Bien que cela n’apparaisse guère de prime abord, le gisement d’emplois que représentent ces différents domaines est considérable.

L’économie sociale et solidaire semble te tenir particulièrement à cœur ?
En fait il ne s’agit pas que d’une passion personnelle, bien que je sois intimement persuadée que cette « nouvelle économie »  nous offre la possibilité de changer nos façons de produire, de consommer, de manger mieux, de réduire notre empreinte carbone. Force est de constater que, depuis la crise financière de 2008, l’ESS a le vent en poupe. La preuve : le dernier salon des entrepreneurs en février dernier à Paris a été ouvert par Mohammad Yunus[1]. Les entreprises de l’ESS l’ont démontré : elles sont, dans leur majorité, plus résilientes face à la crise et possèdent d’étonnantes facultés d’adaptation, sans doute en raison de leurs valeurs et de la motivation des salariés, résultat d’une gestion empreinte de démocratie.

Ton objectif est donc le développement de cette fameuse ESS ?
Pas du tout, nous souhaitons, au contraire, la voir disparaître !

Attends, je ne comprends plus, tu viens de me vanter ses mérites et maintenant … ?
Oui, en fait, nous plaçons notre ambition encore plus haut : il faut que l’ESS disparaisse en tant que secteur en marge de l’économie classique.
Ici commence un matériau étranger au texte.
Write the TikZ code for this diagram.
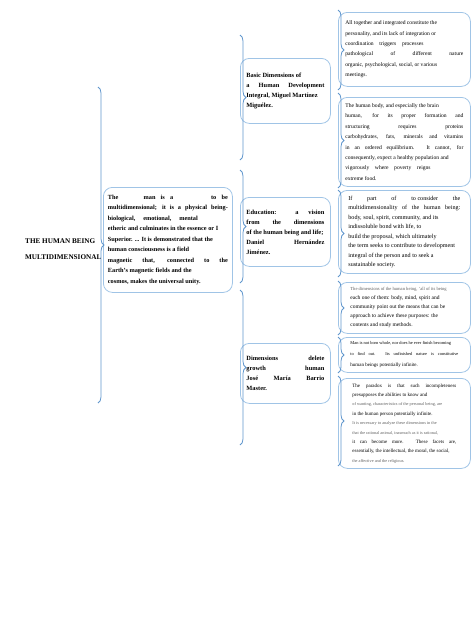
\documentclass[tikz,border=0pt]{standalone}
\usepackage{fontspec}
\setmainfont{Liberation Serif}
\usepackage{xcolor}
\usetikzlibrary{decorations.pathreplacing}
\definecolor{boxblue}{RGB}{160,196,230}
\definecolor{braceblue}{RGB}{96,150,205}
\definecolor{lighttext}{RGB}{95,95,95}
\tikzset{
  lbrace/.style={draw=braceblue, line width=0.8pt, decorate, decoration={brace, mirror, amplitude=6pt, aspect=0.5}},
  bbox/.style={draw=boxblue, line width=0.8pt, rounded corners=9pt, anchor=north west, align=justify, inner ysep=3pt},
  corebox/.style={bbox, text width=120pt, inner xsep=4.5pt, font=\bfseries\fontsize{6.3}{10.5}\selectfont},
  midbox/.style={bbox, text width=78pt, inner xsep=6pt, font=\bfseries\fontsize{6.4}{10}\selectfont},
  leafbox/.style={bbox, text width=118pt, inner xsep=7pt, font=\fontsize{5.6}{10.4}\selectfont},
}
\begin{document}
\begin{tikzpicture}[x=1pt,y=1pt,yscale=-1,xscale=1]
        \useasboundingbox (0,0) rectangle (474,632);
        % Text Node
        \node (title) [anchor=west, align=left, inner sep=0pt, font=\bfseries\fontsize{7.2}{16}\selectfont] at (25,249) {THE HUMAN BEING\\MULTIDIMENSIONAL};
        % Text Node
        \node (core) [corebox, minimum height=105pt] at (103,187) {The\hspace{4em}man is a\hspace{6em}to be\linebreak multidimensional; it is a physical being-\linebreak biological,\quad\ emotional,\quad\ mental\newline etheric and culminates in the essence or I\newline Superior. ... It is demonstrated that the\newline human consciousness is a field\newline magnetic that, connected to the\linebreak Earth's magnetic fields and the\newline cosmos, makes the universal unity.};
        % Text Node
        \node (m1) [midbox, minimum height=65pt] at (240,58) {Basic Dimensions of\newline a Human Development\linebreak Integral, Miguel Martínez\newline Miguélez.};
        % Text Node
        \node (m2) [midbox, minimum height=69pt] at (240,197) {Education: a vision\linebreak from the dimensions\linebreak of the human being and life;\newline Daniel Hernández\linebreak Jiménez.};
        % Text Node
        \node (m3) [midbox, minimum height=60pt] at (240,343) {Dimensions delete\linebreak growth human\linebreak José María Barrio\linebreak Master.};
        % Text Node
        \node (r1) [leafbox, minimum height=74pt] at (338,12) {All together and integrated constitute the\newline personality, and its lack of integration or\newline coordination\quad triggers\quad processes\newline pathological\hfill of\hfill different\hfill nature\newline organic, psychological, social, or various\newline meetings.};
        % Text Node
        \node (r2) [leafbox, minimum height=89pt] at (338,97) {The human body, and especially the brain\newline human, for its proper formation and\linebreak structuring\hfill requires\hfill proteins\newline carbohydrates, fats, minerals and vitamins\linebreak in an ordered equilibrium. It cannot, for\linebreak consequently, expect a healthy population and\newline vigorously\quad where\quad poverty\quad reigns\newline extreme food.};
        % Text Node
        \node (r3) [leafbox, text width=112pt, inner xsep=10pt, minimum height=83pt, font=\fontsize{6.1}{9.5}\selectfont] at (338,190) {If\hfill part\hfill of\hfill to consider\hfill the\newline multidimensionality of the human being:\linebreak body, soul, spirit, community, and its\newline indissoluble bond with life, to\newline build the proposal, which ultimately\newline the term seeks to contribute to development\newline integral of the person and to seek a\newline sustainable society.};
        % Text Node
        \node (r4) [leafbox, text width=108pt, inner xsep=12pt, minimum height=51pt, font=\fontsize{5.5}{9}\selectfont] at (338,282) {{\fontsize{4.6}{9}\selectfont\color{lighttext}The dimensions of the human being, 'all of its being}\newline each one of them: body, mind, spirit and\newline community point out the means that can be\newline approach to achieve these purposes: the\newline contents and study methods.};
        % Text Node
        \node (r5) [leafbox, text width=108pt, inner xsep=12pt, minimum height=35pt, font=\fontsize{4.4}{11}\selectfont] at (338,337) {Man is not born whole, nor does he ever finish becoming\newline to find out. Its unfinished nature is constitutive\linebreak {\fontsize{5.0}{11}\selectfont human beings potentially infinite.}};
        % Text Node
        \node (r6) [leafbox, text width=104pt, inner xsep=14pt, minimum height=90pt, font=\fontsize{5.0}{9.4}\selectfont] at (338,378) {The paradox is that such incompleteness\linebreak presupposes the abilities to know and\newline {\fontsize{4.3}{9.4}\selectfont\color{lighttext}of wanting, characteristics of the personal being, are}\newline in the human person potentially infinite.\newline {\fontsize{4.3}{9.4}\selectfont\color{lighttext}It is necessary to analyze these dimensions in the}\newline {\fontsize{4.3}{9.4}\selectfont\color{lighttext}that the rational animal, inasmuch as it is rational,}\newline it can become more. These facets are,\linebreak essentially, the intellectual, the moral, the social,\newline {\fontsize{4.3}{9.4}\selectfont\color{lighttext}the affective and the religious.}};
        %Curly Braces
        \coordinate (b0a) at (98,403);
        \coordinate (b0b) at (98,87);
        \draw [lbrace] (b0a) -- (b0b);
        \coordinate (b1a) at (240,160);
        \coordinate (b1b) at (240,35);
        \draw [lbrace] (b1a) -- (b1b);
        \coordinate (b2a) at (240,283);
        \coordinate (b2b) at (240,170);
        \draw [lbrace] (b2a) -- (b2b);
        \coordinate (b3a) at (240,445);
        \coordinate (b3b) at (240,290);
        \draw [lbrace] (b3a) -- (b3b);
        \coordinate (c1a) at (338,90);
        \coordinate (c1b) at (338,10);
        \draw [lbrace] (c1a) -- (c1b);
        \coordinate (c2a) at (338,188);
        \coordinate (c2b) at (338,93);
        \draw [lbrace] (c2a) -- (c2b);
        \coordinate (c3a) at (338,277);
        \coordinate (c3b) at (338,190);
        \draw [lbrace] (c3a) -- (c3b);
        \coordinate (c4a) at (338,335);
        \coordinate (c4b) at (338,281);
        \draw [lbrace] (c4a) -- (c4b);
        \coordinate (c5a) at (338,373);
        \coordinate (c5b) at (338,337);
        \draw [lbrace] (c5a) -- (c5b);
        \coordinate (c6a) at (338,466);
        \coordinate (c6b) at (338,376);
        \draw [lbrace] (c6a) -- (c6b);
\end{tikzpicture}
\end{document}
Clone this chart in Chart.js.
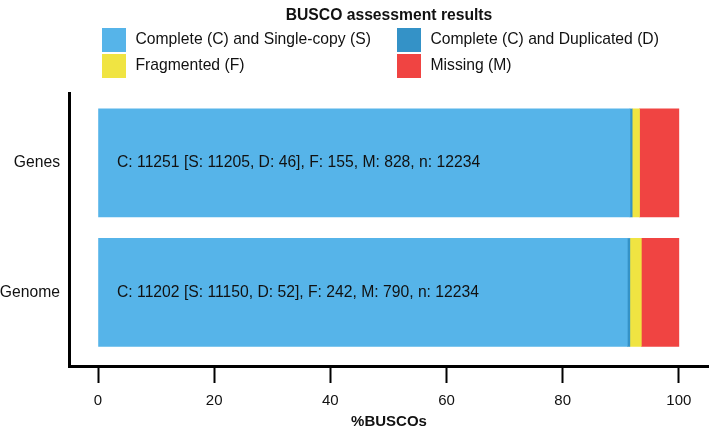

C’est l’ensemble de l’économie qui doit devenir sociale et solidaire.
« Enclencher un cercle vertueux en introduisant des clauses sociales et environnementales dans les marchés publics »

Face à cette ambition, de quels moyens le conseil régional dispose t-il ?
J’aurai l’occasion de développer tout au long du mandat les différents aspects de cette question. Disons qu’à côté des réalisations et projets propres à la Région, le conseil régional soutient les structures, associations et entreprises picardes, notamment, bien sûr, par le biais de soutien financier et d’aides à l’innovation et à l’installation. Au-delà, il peut enclencher un cercle vertueux en introduisant des clauses sociales et environnementales dans les marchés publics et soutenir le secteur par ses achats responsables au sein de  l’institution, dans la lignée de ce qui a été fait dans la mandature précédente avec l’agenda 21.

Si j’ai bien compris… ton défi, c’est de donner plus de sens à l’économie picarde ?
Absolument ! C’est un enjeu de taille, mais je ferai mon possible, et même davantage ! Il existe, dans notre région, de forts potentiels. Celle-ci est riche d’initiatives, d’expériences originales, et je compte sur l’aide de tous ceux qui croient en cette nouvelle voie pour la faire prospérer.


[1] Economiste bangladais fondateur du micro-crédit qui reçu le prix Nobel de la Paix en 2006.